Back when I was in high school I had it so good.
(Me back in high school)
I could eat anything that I wanted at any time and it wouldn’t matter because I would not gain a single pound. I was a cheerleader my whole life. We had practice every day and if it wasn’t practice it would be a tumbling class or a competition. No matter what, I was always burning those calories. After high school, I went straight to college for Nursing. I never believed I would fall victim to freshmen 15 only because I was only commuting. I was so wrong. I was eating more and more each day. Food court food, drive through food, you name it. Anything I could get my hands on, mostly because I never had time to always go home and eat. I tried going to the gym but I had no motivation at ALL. Since I was depressed I didn’t even care. Years pass and I was still eating junk and being lazy. I didn’t have a problem with it until I went to Mexico last year. I went into panic mode. I had to get skinny before I went. I was finally eating clean and working out but this lasted about 2 weeks until I decided I didn’t care anymore. I figured I should love myself for who I am right? That’s what I did.

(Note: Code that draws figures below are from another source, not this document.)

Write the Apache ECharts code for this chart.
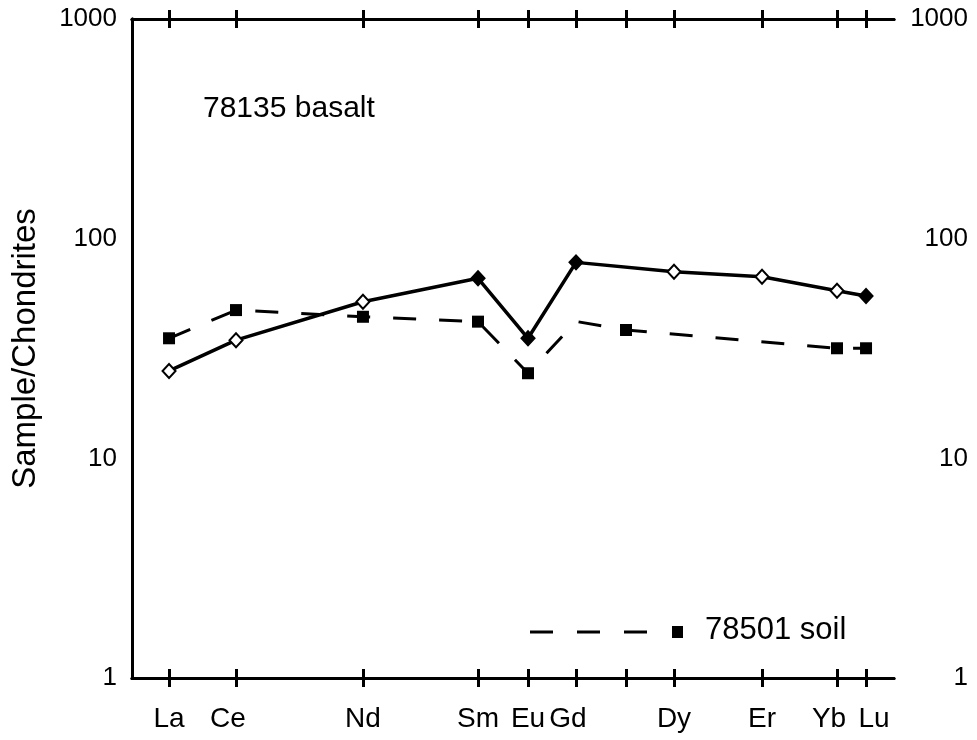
<!DOCTYPE html>
<html>
<head>
<meta charset="utf-8">
<script src="https://cdn.jsdelivr.net/npm/echarts@6/dist/echarts.min.js"></script>
<style>html,body{margin:0;padding:0;background:#fff;}#c{width:977px;height:740px;}</style>
</head>
<body>
<div id="c"></div>
<script>
// Elements (REE) and their x positions (relative units, ionic-radius style spacing)
var elements = ['La','Ce','Nd','Sm','Eu','Gd','Tb','Dy','Er','Yb','Lu'];
var xPos = [4.86, 13.65, 30.31, 45.41, 51.97, 58.27, 64.83, 71.13, 82.68, 92.52, 96.33];
var labelledElements = ['La','Ce','Nd','Sm','Eu','Gd','Dy','Er','Yb','Lu'];
// 78135 basalt (solid, open diamonds)
var basalt = [25, 34.5, 51.6, 66, 35.2, 78, null, 70.7, 67.1, 57.9, 54.8];
var basaltFilled = ['Sm','Eu','Gd','Lu'];
// 78501 soil (dashed, filled squares)
var soil = [35.2, 47.3, 44.1, 41.9, 24.4, 42, 38.4, null, null, 31.7, 31.7];
var soilUnmarked = ['Gd'];
var yTicks = [1, 10, 100, 1000];

var FONT = 'Liberation Sans';
var chart = echarts.init(document.getElementById('c'), null, {renderer: 'canvas'});

function nameAt(v) {
  var best = 0, d = 1e9;
  for (var i = 0; i < xPos.length; i++) {
    var dd = Math.abs(xPos[i] - v);
    if (dd < d) { d = dd; best = i; }
  }
  return elements[best];
}
function valsFor(names) {
  return xPos.filter(function (v, i) { return names.indexOf(elements[i]) >= 0; });
}
var mainLabelVals = valsFor(labelledElements.filter(function (e) { return e !== 'Yb'; }));
var ybLabelVals = valsFor(['Yb']);

var richStyles = {
  n: {fontFamily: FONT, fontSize: 28, color: '#000'},
  sl: {fontFamily: FONT, fontSize: 28, color: '#000', padding: [0, 16, 0, 0]},
  sr: {fontFamily: FONT, fontSize: 28, color: '#000', padding: [0, 0, 0, 16]}
};
var shiftLeft = ['Ce', 'Gd', 'Yb'];
var shiftRight = ['Lu'];
function labelFmt(v) {
  var n = nameAt(v);
  var k = shiftLeft.indexOf(n) >= 0 ? 'sl' : (shiftRight.indexOf(n) >= 0 ? 'sr' : 'n');
  return '{' + k + '|' + n + '}';
}

function xAx(position, inside, labelVals) {
  return {
    type: 'value', position: position, min: 0, max: 100,
    axisLine: {show: true, onZero: false, lineStyle: {color: '#000', width: 3}},
    axisTick: {show: true, inside: inside, length: 9, customValues: xPos, lineStyle: {color: '#000', width: 3}},
    axisLabel: labelVals ? {
      show: true, customValues: labelVals, margin: 27, hideOverlap: false,
      showMinLabel: true, showMaxLabel: true,
      fontFamily: FONT, fontSize: 28, color: '#000',
      formatter: labelFmt, rich: richStyles
    } : {show: false},
    splitLine: {show: false}
  };
}

var basaltData = elements.map(function (e, i) {
  var filled = basaltFilled.indexOf(e) >= 0;
  return {value: [xPos[i], basalt[i]], itemStyle: {color: filled ? '#000' : '#fff', borderColor: '#000', borderWidth: 2}};
});
var soilData = elements.map(function (e, i) {
  var d = {value: [xPos[i], soil[i]]};
  if (soilUnmarked.indexOf(e) >= 0) d.symbol = 'none';
  return d;
});
function plain(v) { return String(Math.round(v)); }

var option = {
  backgroundColor: '#fff',
  animation: false,
  grid: {left: 132, right: 83, top: 19, bottom: 62, containLabel: false},
  xAxis: [xAx('bottom', false, mainLabelVals), xAx('bottom', true, ybLabelVals), xAx('top', false, null), xAx('top', true, null)],
  yAxis: [
    {
      type: 'log', logBase: 10, min: 1, max: 1000, position: 'left',
      name: 'Sample/Chondrites', nameLocation: 'middle', nameGap: 90, nameRotate: 90,
      nameTextStyle: {fontFamily: FONT, fontSize: 33, color: '#000'},
      axisLine: {show: true, lineStyle: {color: '#000', width: 3}},
      axisTick: {show: false},
      axisLabel: {fontFamily: FONT, fontSize: 26, color: '#000', margin: 15, customValues: yTicks, formatter: plain},
      splitLine: {show: false}
    },
    {
      type: 'log', logBase: 10, min: 1, max: 1000, position: 'right',
      axisLine: {show: true, lineStyle: {color: '#000', width: 3}},
      axisTick: {show: false},
      axisLabel: {fontFamily: FONT, fontSize: 26, color: '#000', margin: 74, align: 'right', customValues: yTicks, formatter: plain},
      splitLine: {show: false}
    }
  ],
  series: [
    {
      name: '78501 soil', type: 'line', xAxisIndex: 0, yAxisIndex: 0,
      data: soilData, connectNulls: true,
      symbol: 'rect', symbolSize: 12,
      lineStyle: {color: '#000', width: 3, type: [23, 23]},
      itemStyle: {color: '#000'},
      z: 2
    },
    {
      name: '78135 basalt', type: 'line', xAxisIndex: 0, yAxisIndex: 0,
      data: basaltData, connectNulls: true,
      symbol: 'diamond', symbolSize: [13, 14],
      lineStyle: {color: '#000', width: 3.5},
      z: 3
    }
  ],
  graphic: [
    {type: 'text', left: 203, top: 94, style: {text: '78135 basalt', font: '30px "Liberation Sans"', fill: '#000'}},
    {type: 'line', shape: {x1: 530, y1: 632, x2: 650, y2: 632}, style: {stroke: '#000', lineWidth: 3, lineDash: [23, 24]}},
    {type: 'rect', shape: {x: 672, y: 626, width: 11, height: 12}, style: {fill: '#000'}},
    {type: 'text', left: 705, top: 615, style: {text: '78501 soil', font: '31px "Liberation Sans"', fill: '#000'}}
  ]
};
chart.setOption(option);
</script>
</body>
</html>
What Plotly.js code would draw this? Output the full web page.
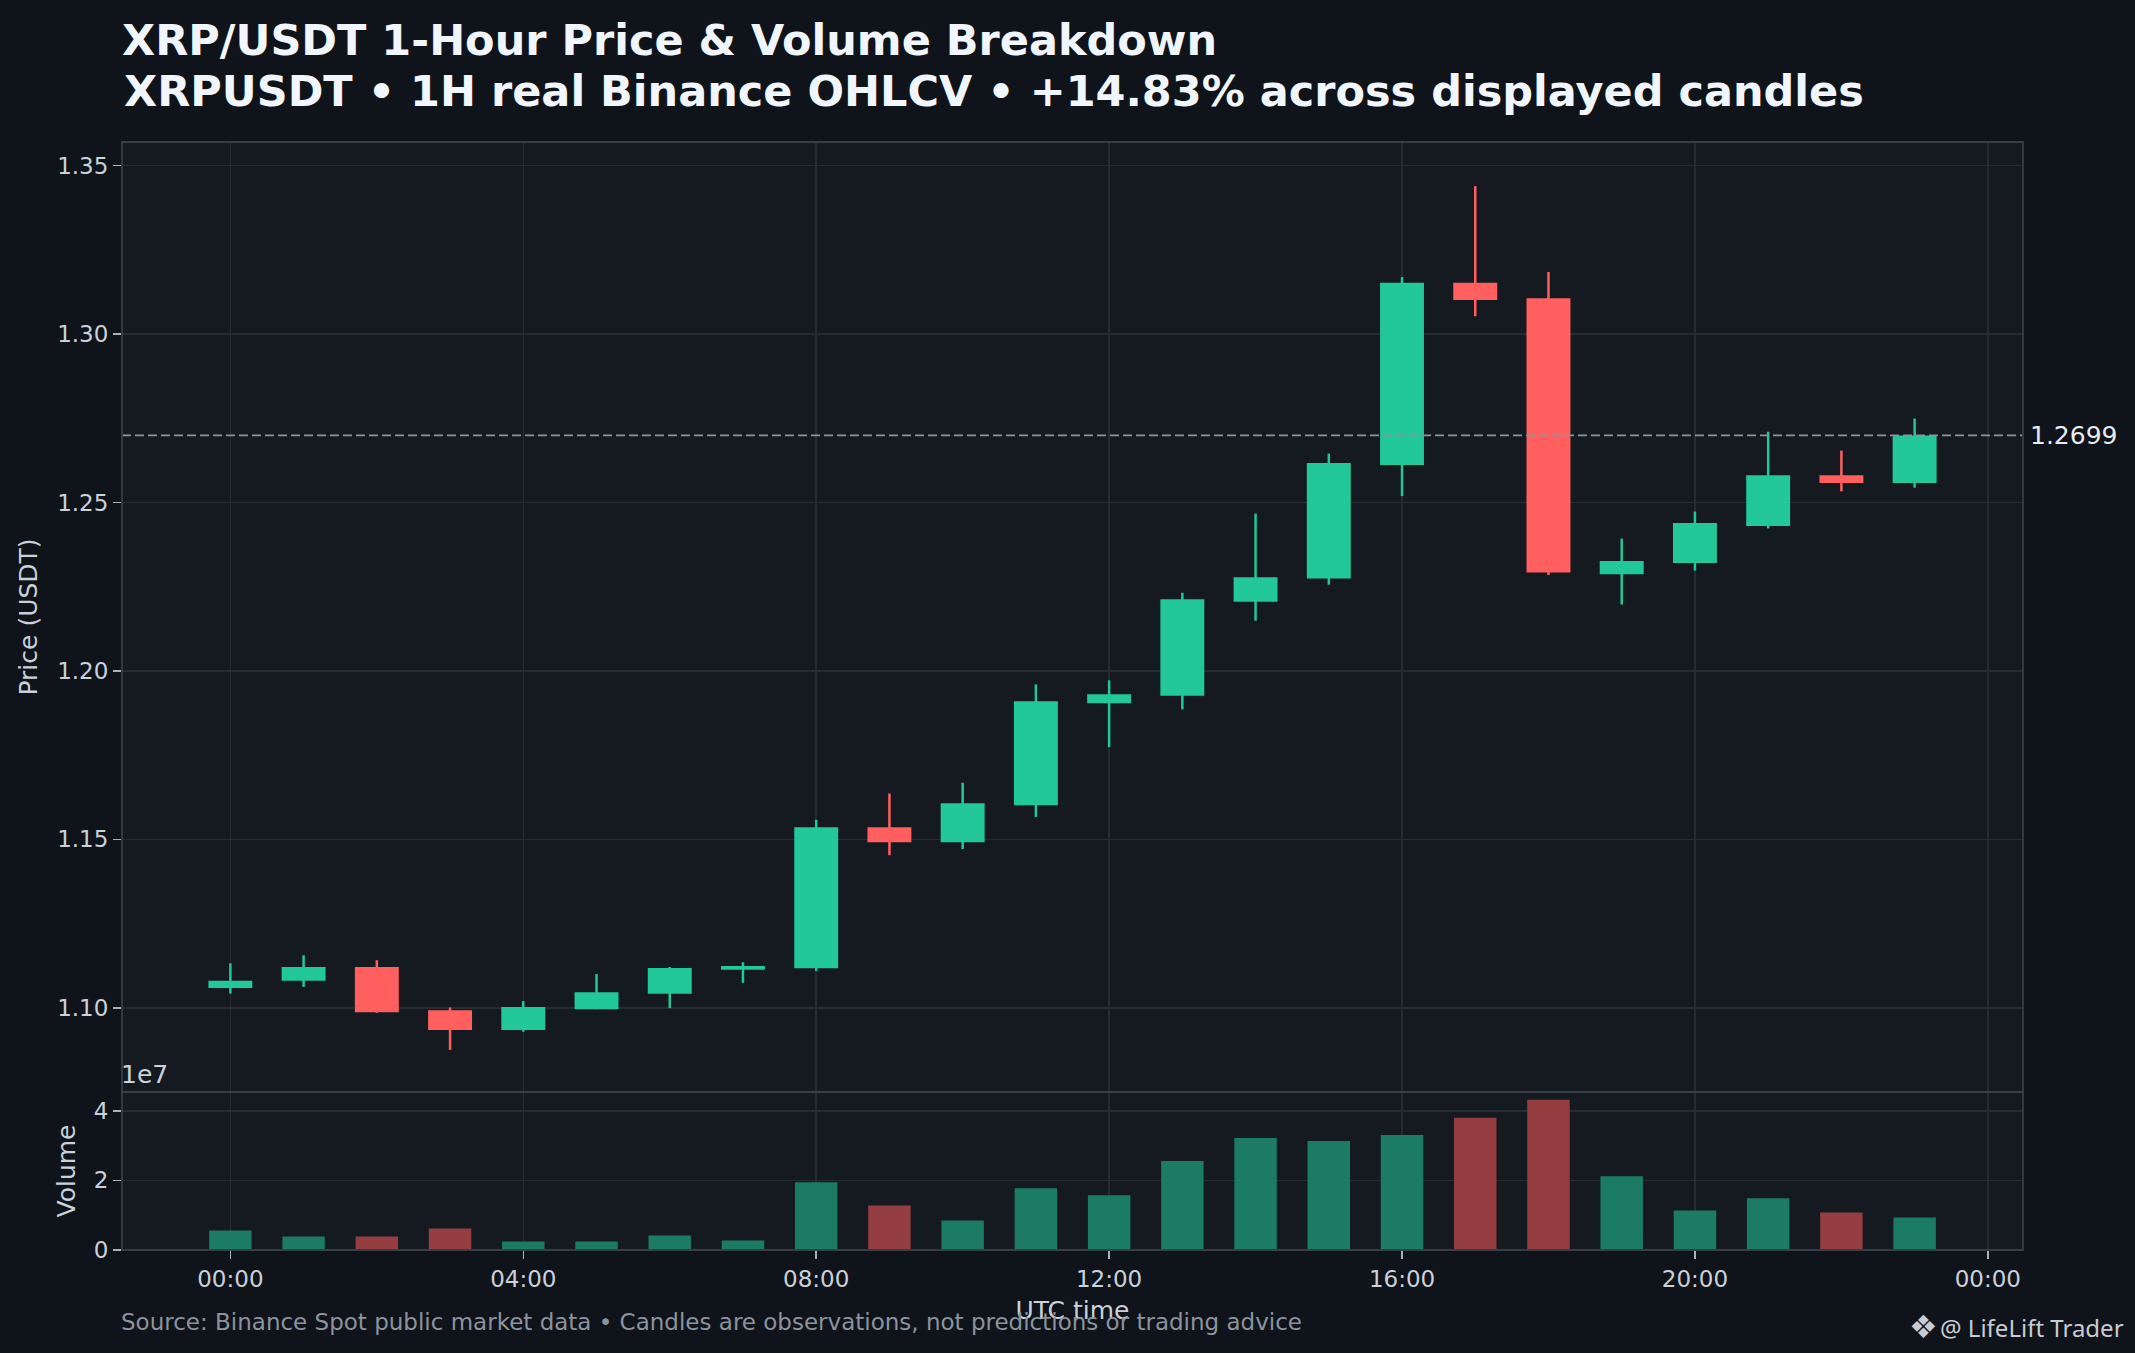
<!DOCTYPE html>
<html>
<head>
<meta charset="utf-8">
<script src="https://cdn.plot.ly/plotly-3.0.1.min.js"></script>
<style>
  html, body { margin: 0; padding: 0; background: #0f131a; }
  #chart { width: 2135px; height: 1353px; }
</style>
</head>
<body>
<div id="chart"></div>
<script>
// hourly candles (UTC)
//
const times = [
  '2024-11-16 00:00', '2024-11-16 01:00', '2024-11-16 02:00', '2024-11-16 03:00',
  '2024-11-16 04:00', '2024-11-16 05:00', '2024-11-16 06:00', '2024-11-16 07:00',
  '2024-11-16 08:00', '2024-11-16 09:00', '2024-11-16 10:00', '2024-11-16 11:00',
  '2024-11-16 12:00', '2024-11-16 13:00', '2024-11-16 14:00', '2024-11-16 15:00',
  '2024-11-16 16:00', '2024-11-16 17:00', '2024-11-16 18:00', '2024-11-16 19:00',
  '2024-11-16 20:00', '2024-11-16 21:00', '2024-11-16 22:00', '2024-11-16 23:00'
];
const open  = [1.1059, 1.1080, 1.1121, 1.0993, 1.0934, 1.0996, 1.1042, 1.1113,
               1.1117, 1.1536, 1.1491, 1.1601, 1.1904, 1.1926, 1.2205, 1.2274,
               1.2611, 1.3152, 1.3106, 1.2287, 1.2320, 1.2430, 1.2581, 1.2558];
const high  = [1.1132, 1.1156, 1.1141, 1.1001, 1.1020, 1.1100, 1.1121, 1.1135,
               1.1558, 1.1636, 1.1668, 1.1960, 1.1972, 1.2232, 1.2467, 1.2645,
               1.3169, 1.3439, 1.3184, 1.2393, 1.2473, 1.2710, 1.2654, 1.2749];
const low   = [1.1042, 1.1062, 1.0985, 1.0875, 1.0929, 1.0996, 1.0999, 1.1074,
               1.1109, 1.1453, 1.1471, 1.1566, 1.1774, 1.1886, 1.2149, 1.2256,
               1.2519, 1.3053, 1.2285, 1.2197, 1.2298, 1.2423, 1.2533, 1.2544];
const close = [1.1080, 1.1121, 1.0987, 1.0934, 1.1002, 1.1046, 1.1118, 1.1124,
               1.1536, 1.1491, 1.1607, 1.1910, 1.1931, 1.2213, 1.2278, 1.2617,
               1.3152, 1.3101, 1.2292, 1.2326, 1.2439, 1.2581, 1.2558, 1.2699];
const volume = [5.59e6, 3.86e6, 3.86e6, 6.17e6, 2.41e6, 2.41e6, 4.14e6, 2.70e6,
                1.947e7, 1.282e7, 8.48e6, 1.773e7, 1.571e7, 2.554e7, 3.219e7, 3.133e7,
                3.306e7, 3.798e7, 4.318e7, 2.120e7, 1.137e7, 1.484e7, 1.080e7, 9.35e6];
const volTicks = [0, 2e7, 4e7];
const volTickText = ['0', '2', '4'];

// colours and fonts
//
const UP = '#22c79a';
const DOWN = '#ff5f5f';
const UP_VOL = '#1b7b64';
const DOWN_VOL = '#943e41';
const TEXT = '#c9d1d9';
const GRID = '#262c33';
const SPINE = '#373e47';
const FONT = 'DejaVu Sans, sans-serif';
const TICK_SIZE = 23;
const LABEL_SIZE = 25;

const HOUR = 3600 * 1000;
const t0 = new Date(times[0].replace(' ', 'T') + 'Z').getTime();
const tN = new Date(times[times.length - 1].replace(' ', 'T') + 'Z').getTime();
const toIso = ms => new Date(ms).toISOString().slice(0, 19).replace('T', ' ');

// build candle bodies, wicks and volume colours
//
const isUp = close.map((c, i) => c >= open[i]);
const bodyBase = close.map((c, i) => Math.min(c, open[i]));
const bodySize = close.map((c, i) => Math.abs(c - open[i]));

function wicks(up) {
  const x = [], y = [];
  times.forEach((t, i) => {
    if (isUp[i] !== up) return;
    x.push(t, t, null);
    y.push(low[i], high[i], null);
  });
  return { x, y };
}
const upWick = wicks(true);
const downWick = wicks(false);

const traces = [
  {
    type: 'bar', x: times, y: bodySize, base: bodyBase,
    xaxis: 'x', yaxis: 'y2', width: 0.6 * HOUR,
    marker: { color: isUp.map(u => u ? UP : DOWN), line: { width: 0 } },
    hoverinfo: 'skip', showlegend: false
  },
  {
    type: 'scatter', mode: 'lines', x: upWick.x, y: upWick.y,
    xaxis: 'x', yaxis: 'y2', line: { color: UP, width: 2.5 },
    hoverinfo: 'skip', showlegend: false, connectgaps: false
  },
  {
    type: 'scatter', mode: 'lines', x: downWick.x, y: downWick.y,
    xaxis: 'x', yaxis: 'y2', line: { color: DOWN, width: 2.5 },
    hoverinfo: 'skip', showlegend: false, connectgaps: false
  },
  {
    type: 'bar', x: times, y: volume,
    xaxis: 'x', yaxis: 'y', width: 0.58 * HOUR,
    marker: { color: isUp.map(u => u ? UP_VOL : DOWN_VOL), line: { width: 0 } },
    hoverinfo: 'skip', showlegend: false
  }
];

const lastClose = close[close.length - 1];
const change = (lastClose / open[0] - 1) * 100;
const VOL_TOP = 0.1426;

const tickStyle = {
  ticks: 'outside', ticklen: 8, tickwidth: 1.5, tickcolor: '#aab1ba',
  tickfont: { size: TICK_SIZE, color: TEXT },
  showgrid: true, gridcolor: GRID, gridwidth: 1.5,
  zeroline: false, showline: false
};

const layout = {
  width: 2135,
  height: 1353,
  paper_bgcolor: '#0f131a',
  plot_bgcolor: '#151a21',
  font: { family: FONT, color: TEXT, size: TICK_SIZE },
  margin: { l: 122, r: 112, t: 142, b: 103 },
  showlegend: false,
  title: {
    text: 'XRP/USDT 1-Hour Price & Volume Breakdown',
    font: { family: FONT, size: 43, color: '#f0f6fc', weight: 'bold' },
    x: 0, xref: 'paper', xanchor: 'left',
    y: 0.9708, yref: 'container', yanchor: 'middle'
  },
  xaxis: Object.assign({}, tickStyle, {
    type: 'date',
    anchor: 'y',
    range: [toIso(t0 - 1.48 * HOUR), toIso(tN + 1.48 * HOUR)],
    tick0: times[0], dtick: 4 * HOUR, tickformat: '%H:%M',
    rangeslider: { visible: false },
    title: { text: 'UTC time', font: { size: LABEL_SIZE, color: TEXT }, standoff: 10 }
  }),
  yaxis: Object.assign({}, tickStyle, {
    domain: [0, VOL_TOP],
    anchor: 'x',
    range: [0, 4.54e7],
    tickvals: volTicks, ticktext: volTickText,
    title: { text: 'Volume', font: { size: LABEL_SIZE, color: TEXT }, standoff: 10 }
  }),
  yaxis2: Object.assign({}, tickStyle, {
    domain: [VOL_TOP, 1],
    anchor: 'x',
    range: [1.075, 1.357],
    tick0: 1.10, dtick: 0.05, tickformat: '.2f',
    title: { text: 'Price (USDT)', font: { size: LABEL_SIZE, color: TEXT }, standoff: 12 }
  }),
  shapes: [
    // last close reference line
    //
    {
      type: 'line', xref: 'paper', x0: 0, x1: 1, yref: 'y2', y0: lastClose, y1: lastClose,
      line: { color: '#8b949e', width: 1.8, dash: '9px,4px' }, layer: 'above'
    },
    // panel borders
    //
    {
      type: 'rect', xref: 'paper', yref: 'paper', x0: 0, x1: 1, y0: VOL_TOP, y1: 1,
      line: { color: SPINE, width: 1.8 }, layer: 'above'
    },
    {
      type: 'rect', xref: 'paper', yref: 'paper', x0: 0, x1: 1, y0: 0, y1: VOL_TOP,
      line: { color: SPINE, width: 1.8 }, layer: 'above'
    }
  ],
  annotations: [
    {
      text: 'XRPUSDT • 1H real Binance OHLCV • +' + change.toFixed(2) + '% across displayed candles',
      xref: 'paper', x: 0, xanchor: 'left',
      yref: 'paper', y: 1.0456, yanchor: 'middle', showarrow: false,
      font: { family: FONT, size: 43, color: '#f0f6fc', weight: 'bold' }
    },
    {
      text: lastClose.toFixed(4), xref: 'paper', x: 1, xanchor: 'left', xshift: 5,
      yref: 'y2', y: lastClose, yanchor: 'middle', showarrow: false,
      font: { size: LABEL_SIZE, color: '#e6edf3' }
    },
    {
      text: '1e7', xref: 'paper', x: 0, xanchor: 'left', xshift: -3,
      yref: 'paper', y: VOL_TOP, yanchor: 'bottom', yshift: 1, showarrow: false,
      font: { size: LABEL_SIZE, color: TEXT }
    },
    {
      text: 'Source: Binance Spot public market data • Candles are observations, not predictions or trading advice',
      xref: 'paper', x: 0, xanchor: 'left', xshift: -3,
      yref: 'paper', y: -0.065, yanchor: 'middle', showarrow: false,
      font: { size: TICK_SIZE, color: '#8b949e' }
    },
    {
      text: '❖',
      xref: 'paper', x: 0.9561, xanchor: 'right',
      yref: 'paper', y: -0.0695, yanchor: 'middle', showarrow: false,
      font: { size: 32, color: '#c8ccd2' }
    },
    {
      text: '@ LifeLift Trader',
      xref: 'paper', x: 1.0542, xanchor: 'right',
      yref: 'paper', y: -0.0695, yanchor: 'middle', showarrow: false,
      font: { family: 'Noto Sans, sans-serif', size: 24, color: '#c8ccd2' }
    }
  ]
};

Plotly.newPlot('chart', traces, layout, { displayModeBar: false, staticPlot: true });
</script>
</body>
</html>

(Me happy and unbothered in Mexico)
I was actually happy with myself for a while. I was rocking bikinis and tight clothes. That all changed when someone messaged me saying “someone’s getting thick”. Someone even asked me if I was pregnant. I immediately fell into my old ways and depression again. I started taking pictures where no one could see my belly, looser clothing, or just dressing bummy all the time so no one can see my curves. I took the word thick as me getting fat. More and more people started calling me thick and I was absolutely disgusted with my self but of course, I didn’t say anything because I didn’t know how. I had thoughts of what it would be like if I would just be anorexic or starve myself but I never actually did it. Instead, I started working out and using Tammy Hembrow as my inspiration.
(My inspiration – Tammy Hembrow ❤️)
My best friend was so worried about me one day because she saw I didn’t like one of Tammy’s pictures. That show you know I love the girl. Ever since I started working out and eating cleaner I feel so much better about myself and I can actually look in the mirror without automatically wanting to cry.